Fair use means I can use it for any non-commercial purpose. Fair use is a flexible legal defense, not a blanket permission slip. Courts weigh four factors — the purpose of the use, the nature of the original work, how much you used, and the effect on the market for the original.2Office of the Law Revision Counsel. 17 U.S. Code 107 – Limitations on Exclusive Rights: Fair Use Being non-commercial helps your case but doesn’t guarantee it. And crucially, fair use applies to copyrighted works — it’s an exception to infringement, not evidence that a work is in the public domain.
Old means public domain. Age is a useful starting clue, but it’s not enough on its own. A work published in 1940 whose copyright was properly renewed could remain protected until 2035. The publication date tells you where to start your analysis; it doesn’t tell you the answer.

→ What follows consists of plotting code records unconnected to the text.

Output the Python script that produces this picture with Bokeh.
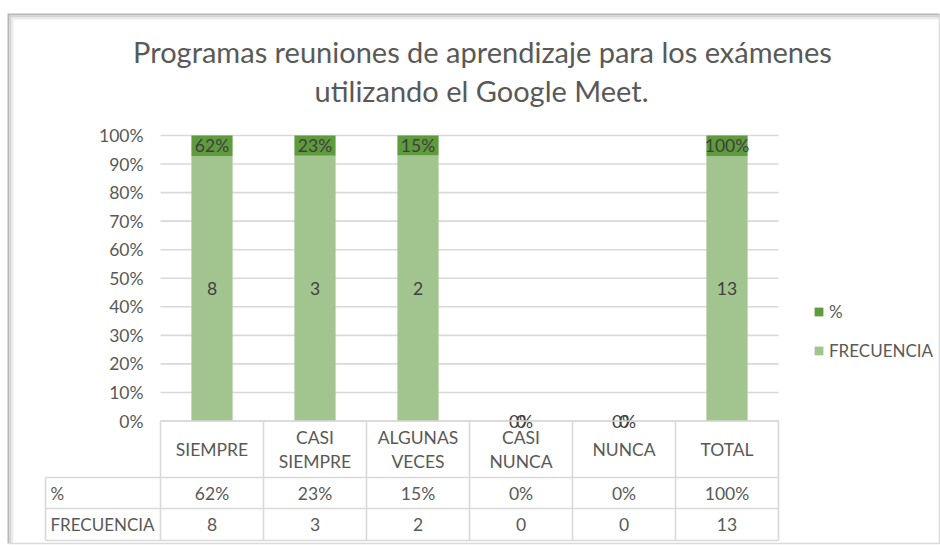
from bokeh.plotting import figure
from bokeh.models import Range1d, ColumnDataSource, Legend, LegendItem
from bokeh.core.properties import value
from bokeh.embed import file_html
from bokeh.resources import INLINE

# ---------------- data ----------------
categories = ["SIEMPRE", "CASI SIEMPRE", "ALGUNAS VECES", "CASI NUNCA", "NUNCA", "TOTAL"]
frecuencia = [8, 3, 2, 0, 0, 13]
porcentaje = [0.62, 0.23, 0.15, 0.0, 0.0, 1.0]
series_names = ["%", "FRECUENCIA"]
row_labels = ["%", "FRECUENCIA"]
y_ticks = [0.0, 0.1, 0.2, 0.3, 0.4, 0.5, 0.6, 0.7, 0.8, 0.9, 1.0]
title_lines = ["Programas reuniones de aprendizaje para los exámenes",
               "utilizando el Google Meet."]

# ---------------- geometry helpers (pixel -> data) ----------------
W, H = 940, 545
OX, OY = 0, 0               # page offset of the canvas
X0, Y0 = 160.0, 420.5       # page px of x=0 / y=0
SX, SY = 103.0, 285.5       # px per unit
def px2x(X): return (X - X0) / SX
def px2y(Y): return (Y0 - Y) / SY

FONT = value("Lato")
GREY = "#595959"
DARK = "#404040"
LINE = "#d9d9d9"
C_PCT = "#5e9b3c"
C_FREQ = "#a2c48f"
FS = "17.5px"

p = figure(width=W, height=H, output_backend="svg", toolbar_location=None,
           x_range=Range1d(px2x(OX), px2x(OX + W)), y_range=Range1d(px2y(OY + H), px2y(OY)),
           min_border=0, min_border_left=0, min_border_right=0,
           min_border_top=0, min_border_bottom=0)
p.axis.visible = False
p.grid.visible = False
p.outline_line_color = None
p.background_fill_color = "white"
p.border_fill_color = "white"

n = len(categories)
xs = [i + 0.5 for i in range(n)]
f_norm, p_norm = [], []
for f, q in zip(frecuencia, porcentaje):
    t = f + q
    f_norm.append(f / t if t else 0.0)
    p_norm.append(q / t if t else 0.0)

# ---------------- chart box shadow ----------------
x_left, x_right = px2x(8), px2x(939)
p.segment(x0=[x_left] * 3, x1=[x_right] * 3,
          y0=[px2y(14), px2y(16), px2y(18)], y1=[px2y(14), px2y(16), px2y(18)],
          line_color=["#b8b8b8", "#d4d4d4", "#ececec"], line_width=2)
p.segment(x0=[px2x(8), px2x(10), px2x(12)], x1=[px2x(8), px2x(10), px2x(12)],
          y0=[px2y(13), px2y(15), px2y(17)], y1=[px2y(543)] * 3,
          line_color=["#b8b8b8", "#d4d4d4", "#ececec"], line_width=2)
p.segment(x0=[px2x(8), x_right], x1=[x_right, x_right],
          y0=[px2y(543), px2y(14)], y1=[px2y(543), px2y(543)],
          line_color="#dadada", line_width=1.5)

# ---------------- gridlines ----------------
p.segment(x0=[0] * len(y_ticks), x1=[n] * len(y_ticks), y0=y_ticks, y1=y_ticks,
          line_color=LINE, line_width=1.6)

# y tick labels
p.text(x=[px2x(143)] * len(y_ticks), y=y_ticks,
       text=[f"{int(round(t * 100))}%" for t in y_ticks],
       text_align="right", text_baseline="middle", text_font=FONT,
       text_font_size=FS, text_color=GREY)

# ---------------- bars ----------------
src = ColumnDataSource(dict(x=xs, f0=[0.0] * n, f1=f_norm,
                            p0=f_norm, p1=[a + b for a, b in zip(f_norm, p_norm)]))
r_freq = p.vbar(x="x", bottom="f0", top="f1", width=0.4, source=src,
                fill_color=C_FREQ, line_color=None)
r_pct = p.vbar(x="x", bottom="p0", top="p1", width=0.4, source=src,
               fill_color=C_PCT, line_color=None)

# data labels
p.text(x=xs, y=[a / 2 for a in f_norm], text=[str(v) for v in frecuencia],
       text_align="center", text_baseline="middle", text_font=FONT,
       text_font_size=FS, text_color=DARK)
p.text(x=xs, y=[a + b / 2 for a, b in zip(f_norm, p_norm)],
       text=[f"{int(round(v * 100))}%" for v in porcentaje],
       text_align="center", text_baseline="middle", text_font=FONT,
       text_font_size=FS, text_color=DARK)

# ---------------- data table ----------------
y_head_bot = px2y(477)
y_pct_bot = px2y(508)
y_tab_bot = px2y(540)
x_tab_left = px2x(45)
# horizontal lines
p.segment(x0=[0, x_tab_left, x_tab_left, x_tab_left], x1=[n] * 4,
          y0=[0, y_head_bot, y_pct_bot, y_tab_bot], y1=[0, y_head_bot, y_pct_bot, y_tab_bot],
          line_color=LINE, line_width=1.6)
# vertical lines
vx = list(range(n + 1)) + [x_tab_left]
vy0 = [0] * (n + 1) + [y_head_bot]
p.segment(x0=vx, x1=vx, y0=vy0, y1=[y_tab_bot] * len(vx), line_color=LINE, line_width=1.6)

# header labels (category names)
p.text(x=xs, y=[y_head_bot / 2] * n, text=[c.replace(" ", "\n") for c in categories],
       text_align="center", text_baseline="middle", text_font=FONT,
       text_font_size=FS, text_color=GREY, text_line_height=1.12)
# row labels
p.text(x=[px2x(50)] * 2, y=[(y_head_bot + y_pct_bot) / 2, (y_pct_bot + y_tab_bot) / 2],
       text=row_labels, text_align="left", text_baseline="middle", text_font=FONT,
       text_font_size="17px", text_color=GREY)
# row values
p.text(x=xs, y=[(y_head_bot + y_pct_bot) / 2] * n,
       text=[f"{int(round(v * 100))}%" for v in porcentaje],
       text_align="center", text_baseline="middle", text_font=FONT,
       text_font_size=FS, text_color=GREY)
p.text(x=xs, y=[(y_pct_bot + y_tab_bot) / 2] * n, text=[str(v) for v in frecuencia],
       text_align="center", text_baseline="middle", text_font=FONT,
       text_font_size=FS, text_color=GREY)

# ---------------- title ----------------
p.text(x=[px2x(482), px2x(481)], y=[px2y(51), px2y(90)], text=title_lines,
       text_align="center", text_baseline="middle", text_font=FONT,
       text_font_size="29px", text_color=GREY)

# ---------------- legend ----------------
legend = Legend(items=[LegendItem(label=series_names[0], renderers=[r_pct]),
                       LegendItem(label=series_names[1], renderers=[r_freq])],
                location=(813 - OX, (OY + H) - 361), orientation="vertical",
                glyph_width=11, glyph_height=11, label_standoff=5,
                spacing=18, padding=0, margin=0, border_line_color=None,
                background_fill_alpha=0, label_text_font="Lato",
                label_text_font_size="17px", label_text_color=GREY)
p.add_layout(legend, "center")

open("out.html", "w").write(file_html(p, INLINE))
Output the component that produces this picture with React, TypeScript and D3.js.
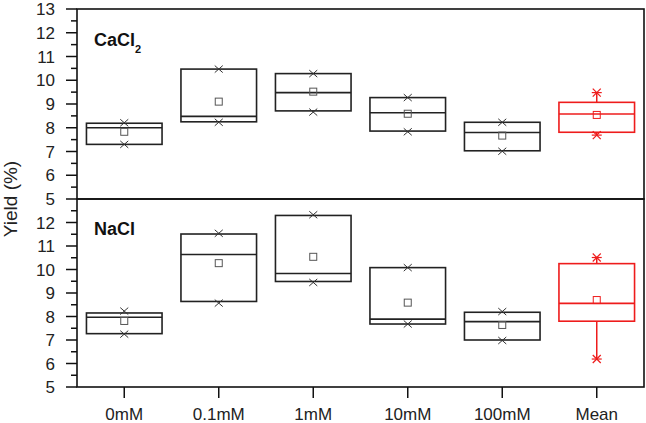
import * as d3 from 'd3';
import React from 'react';

const categories = ['0mM', '0.1mM', '1mM', '10mM', '100mM', 'Mean'];
const yTicksTop = [5, 6, 7, 8, 9, 10, 11, 12, 13];
const yTicksBottom = [5, 6, 7, 8, 9, 10, 11, 12];

// CaCl2 panel
const caQ1 = [7.3, 8.25, 8.71, 7.86, 7.03, 7.81];
const caMedian = [8.0, 8.48, 9.48, 8.63, 7.8, 8.58];
const caQ3 = [8.19, 10.47, 10.28, 9.27, 8.23, 9.07];
const caMean = [7.83, 9.1, 9.52, 8.59, 7.67, 8.54];
const caMin = [7.3, 8.23, 8.66, 7.83, 7.01, 7.69];
const caMax = [8.21, 10.47, 10.28, 9.27, 8.23, 9.48];

// NaCl panel
const naQ1 = [7.27, 8.64, 9.49, 7.68, 7.0, 7.8];
const naMedian = [7.97, 10.64, 9.83, 7.89, 7.78, 8.56];
const naQ3 = [8.15, 11.51, 12.3, 10.08, 8.18, 10.25];
const naMean = [7.81, 10.27, 10.54, 8.59, 7.64, 8.7];
const naMin = [7.25, 8.57, 9.45, 7.68, 6.98, 6.19];
const naMax = [8.23, 11.54, 12.33, 10.08, 8.21, 10.51];

const W = 646;
const H = 423;
const left = 77;
const right = 644;
const topY = 9;
const midY = 199;
const botY = 387;
const FONT = 'Arial, "Liberation Sans", sans-serif';

const x = d3.scaleBand<string>().domain(categories).range([left, right]);

const XMark = ({ cx, cy, color }: { cx: number; cy: number; color: string }) => (
  <g stroke={color} strokeWidth={1}>
    <line x1={cx - 4} y1={cy - 3.5} x2={cx + 4} y2={cy + 3.5} />
    <line x1={cx - 4} y1={cy + 3.5} x2={cx + 4} y2={cy - 3.5} />
  </g>
);

const Star = ({ cx, cy, color }: { cx: number; cy: number; color: string }) => (
  <g stroke={color} strokeWidth={1.2}>
    <line x1={cx - 4} y1={cy - 4} x2={cx + 4} y2={cy + 4} />
    <line x1={cx - 4} y1={cy + 4} x2={cx + 4} y2={cy - 4} />
    <line x1={cx - 5} y1={cy} x2={cx + 5} y2={cy} />
  </g>
);

type PanelProps = {
  y0: number;
  y1: number;
  ticks: number[];
  q1: number[];
  med: number[];
  q3: number[];
  mean: number[];
  mn: number[];
  mx: number[];
  label: React.ReactNode;
};

const Panel = ({ y0, y1, ticks, q1, med, q3, mean, mn, mx, label }: PanelProps) => {
  const y = d3.scaleLinear().domain([5, 13]).range([y1, y0]);
  const minor = d3.range(5.5, 13, 1);
  const bw = x.bandwidth() * 0.8;
  return (
    <g>
      {ticks.map(t => (
        <g key={t}>
          <line x1={left - 11} x2={left} y1={y(t)} y2={y(t)} stroke="#111" strokeWidth={1.5} />
          <text x={55} y={y(t)} dy="0.36em" textAnchor="end" fontSize={17} fontFamily={FONT} fill="#222">
            {t}
          </text>
        </g>
      ))}
      {minor.map(t => (
        <line key={t} x1={left - 6} x2={left} y1={y(t)} y2={y(t)} stroke="#111" strokeWidth={1.5} />
      ))}
      {label}
      {categories.map((c, i) => {
        const cx = (x(c) as number) + x.bandwidth() / 2;
        const isMean = c === 'Mean';
        const color = isMean ? '#ee1c1c' : '#222';
        return (
          <g key={c}>
            {isMean && (
              <g stroke={color} strokeWidth={1.5}>
                <line x1={cx} x2={cx} y1={y(q3[i])} y2={y(mx[i])} />
                <line x1={cx} x2={cx} y1={y(q1[i])} y2={y(mn[i])} />
              </g>
            )}
            <rect
              x={cx - bw / 2}
              y={y(q3[i])}
              width={bw}
              height={y(q1[i]) - y(q3[i])}
              fill="none"
              stroke={color}
              strokeWidth={1.6}
            />
            <line x1={cx - bw / 2} x2={cx + bw / 2} y1={y(med[i])} y2={y(med[i])} stroke={color} strokeWidth={1.6} />
            <rect x={cx - 3.5} y={y(mean[i]) - 3.5} width={7} height={7} fill="none" stroke={isMean ? color : '#555'} strokeWidth={1} />
            {isMean ? (
              <>
                <Star cx={cx} cy={y(mx[i])} color={color} />
                <Star cx={cx} cy={y(mn[i])} color={color} />
              </>
            ) : (
              <>
                <XMark cx={cx} cy={y(mx[i])} color="#333" />
                <XMark cx={cx} cy={y(mn[i])} color="#333" />
              </>
            )}
          </g>
        );
      })}
      <rect x={left} y={y0} width={right - left} height={y1 - y0} fill="none" stroke="#111" strokeWidth={1.6} />
    </g>
  );
};

export default function App() {
  return (
    <svg width={W} height={H} style={{ position: 'absolute', left: 0, top: 0, background: '#fff' }}>
      <Panel
        y0={topY}
        y1={midY}
        ticks={yTicksTop}
        q1={caQ1}
        med={caMedian}
        q3={caQ3}
        mean={caMean}
        mn={caMin}
        mx={caMax}
        label={
          <text x={94} y={46} fontSize={18} fontWeight="bold" fontFamily={FONT} fill="#111">
            CaCl<tspan dy={7} fontSize={11}>2</tspan>
          </text>
        }
      />
      <Panel
        y0={midY}
        y1={botY}
        ticks={yTicksBottom}
        q1={naQ1}
        med={naMedian}
        q3={naQ3}
        mean={naMean}
        mn={naMin}
        mx={naMax}
        label={
          <text x={94} y={235} fontSize={18} fontWeight="bold" fontFamily={FONT} fill="#111">
            NaCl
          </text>
        }
      />
      {categories.map(c => {
        const cx = (x(c) as number) + x.bandwidth() / 2;
        return (
          <g key={c}>
            <line x1={cx} x2={cx} y1={botY} y2={botY + 11} stroke="#111" strokeWidth={1.5} />
            <text x={cx} y={420} textAnchor="middle" fontSize={17} fontFamily={FONT} fill="#222">
              {c}
            </text>
          </g>
        );
      })}
      <text
        transform={`translate(17,${midY}) rotate(-90)`}
        textAnchor="middle"
        fontSize={19}
        fontFamily={FONT}
        fill="#222"
      >
        Yield (%)
      </text>
    </svg>
  );
}
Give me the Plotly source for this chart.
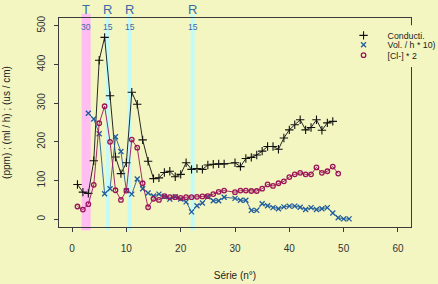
import plotly.graph_objects as go

# ---- data ----
cond_x = list(range(1, 29)) + list(range(30, 49))
cond_y = [90, 70, 67, 151, 411, 470, 319, 161, 118, 146, 328, 297, 205, 150, 105, 107,
          121, 124, 110, 116, 146, 129, 131, 129, 140, 142, 143, 143,
          146, 136, 157, 160, 166, 176, 188, 188, 181, 210, 231, 244, 257, 231, 237,
          257, 230, 249, 253]

vol_x = list(range(3, 29)) + list(range(30, 52))
vol_y = [274, 259, 221, 66, 79, 213, 175, 74, 65, 104, 79, 68, 60, 65, 59, 52, 58, 52,
         45, 19, 35, 42, 58, 48, 48, 57,
         54, 49, 49, 23, 23, 40, 35, 30, 27, 32, 34, 34, 31, 25, 30, 25, 27, 30, 16,
         4, 1, 1]

cl_x = list(range(1, 29)) + list(range(30, 50))
cl_y = [33, 25, 39, 89, 248, 292, 200, 75, 50, 74, 206, 185, 93, 31, 53, 50, 60, 57,
        57, 55, 57, 57, 58, 59, 60, 65, 71, 74,
        70, 74, 74, 73, 73, 79, 90, 86, 93, 98, 109, 116, 120, 116, 116, 134, 120,
        124, 136, 118]

series_names = ["Conducti.", "Vol. / h * 10)", "[Cl-] * 2"]

band_x = [2.6, 6.6, 10.6, 22.2]
band_top = ["T", "R", "R", "R"]
band_num = ["30", "15", "15", "15"]

x_ticks = [0, 10, 20, 30, 40, 50, 60]
y_ticks = [0, 100, 200, 300, 400, 500]

# ---- style ----
BG = "#f3f6c1"
C_COND = "#111111"
C_VOL = "#1f5c9c"
C_CL = "#9c1458"
C_T = "#ffbdf2"
C_R = "#c4fbf6"
C_LAB = "#3a6aa6"
C_AX = "#3a3a3a"

fig = go.Figure()

series = [
    (cond_x, cond_y, C_COND, "cross-thin", 6, 1.1),
    (vol_x, vol_y, C_VOL, "x-thin", 5, 1.3),
    (cl_x, cl_y, C_CL, "circle-open", 4.5, 1.3),
]
legend_ids = ["legend", "legend2", "legend3"]
legend_y = [0.917, 0.872, 0.822]

for (xs, ys, col, sym, sz, lw), name, lid in zip(series, series_names, legend_ids):
    fig.add_trace(go.Scatter(
        x=xs, y=ys, mode="lines+markers", name=name,
        line=dict(color=col, width=0.9),
        marker=dict(symbol=sym, size=sz, color=col, line=dict(color=col, width=lw)),
        showlegend=False,
    ))
    fig.add_trace(go.Scatter(
        x=[None], y=[None], mode="markers", name=name, legend=lid,
        marker=dict(symbol=sym, size=sz, color=col, line=dict(color=col, width=lw)),
        showlegend=True,
    ))

for bx, top, num in zip(band_x, band_top, band_num):
    is_t = top == "T"
    fig.add_shape(type="line", xref="x", yref="paper", x0=bx, x1=bx, y0=-0.015, y1=1.02,
                  line=dict(color=C_T if is_t else C_R, width=9 if is_t else 4),
                  layer="below")
    fig.add_annotation(x=bx, xref="x", y=1.042, yref="paper", text=top, showarrow=False,
                       font=dict(size=13, color=C_LAB), yanchor="middle")
    fig.add_annotation(x=bx, xref="x", y=0.958, yref="paper", text=num, showarrow=False,
                       font=dict(size=8.5, color=C_LAB), yanchor="middle")

# legend background patch (hides the frame behind the legend, as in the original)
fig.add_shape(type="rect", xref="paper", yref="paper", x0=0.83, x1=1.2, y0=0.765, y1=0.965,
              fillcolor=BG, line=dict(width=0), layer="above")

legend_style = dict(x=0.797, xanchor="left", yanchor="middle", bgcolor="rgba(0,0,0,0)",
                    font=dict(size=8.8, color="#222222"), itemwidth=38)

axis_font = dict(family="Liberation Sans, Arial, sans-serif", size=10, color="#333333")
fig.update_layout(
    width=438, height=284,
    margin=dict(l=59, r=27, t=18, b=57, autoexpand=False),
    paper_bgcolor=BG, plot_bgcolor=BG,
    font=axis_font,
    showlegend=True,
    legend=dict(y=legend_y[0], **legend_style),
    legend2=dict(y=legend_y[1], **legend_style),
    legend3=dict(y=legend_y[2], **legend_style),
    xaxis=dict(range=[-2.4, 62.4], tickvals=x_ticks, showgrid=False, zeroline=False,
               showline=True, mirror=True, linecolor=C_AX, linewidth=1, automargin=False,
               ticks="outside", ticklen=4, tickcolor=C_AX, ticklabelstandoff=8,
               title=dict(text="Série (n°)", standoff=18, font=dict(size=10, color="#222222"))),
    yaxis=dict(range=[-20, 520], tickvals=y_ticks, showgrid=False, zeroline=False,
               showline=True, mirror=True, linecolor=C_AX, linewidth=1, automargin=False,
               ticks="outside", ticklen=4, tickcolor=C_AX, tickangle=-90, ticklabelstandoff=5,
               title=dict(text="(ppm) ; (ml / h) ; (us / cm)", standoff=23,
                          font=dict(size=10, color="#222222"))),
)

fig.write_html("out.html", config={"displayModeBar": False},
               post_script="document.body.style.margin='0px';")
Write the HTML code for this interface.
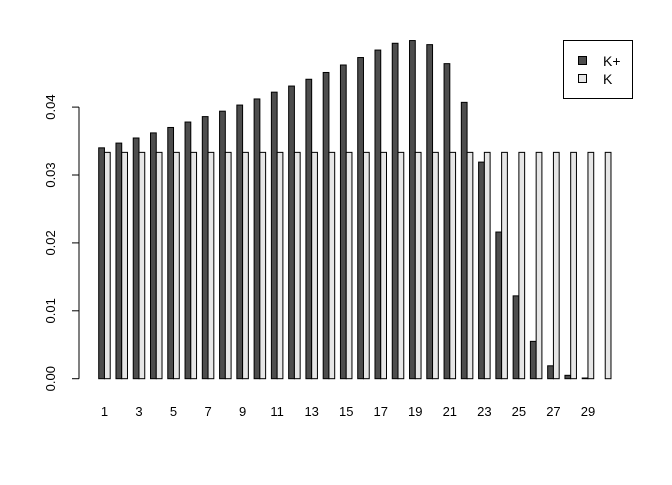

Getting the public domain analysis wrong can be expensive. A copyright holder who discovers infringement can sue for either their actual financial losses or statutory damages. Statutory damages range from $750 to $30,000 per work infringed, at the court’s discretion.12Office of the Law Revision Counsel. 17 USC 504 – Remedies for Infringement: Damages and Profits If the court finds the infringement was willful, that ceiling jumps to $150,000 per work. On the other end, an infringer who genuinely didn’t know and had no reason to believe their use was infringing may see damages reduced to as little as $200 per work.
Criminal penalties exist too, though they’re reserved for willful infringement committed for commercial gain or involving large-scale reproduction.13Office of the Law Revision Counsel. 17 USC 506 – Criminal Offenses The practical risk for most people is civil liability — a lawsuit and a damages award. When the stakes are high (a commercial product, a large print run, a widely distributed video), verifying public domain status before you commit resources is worth the effort.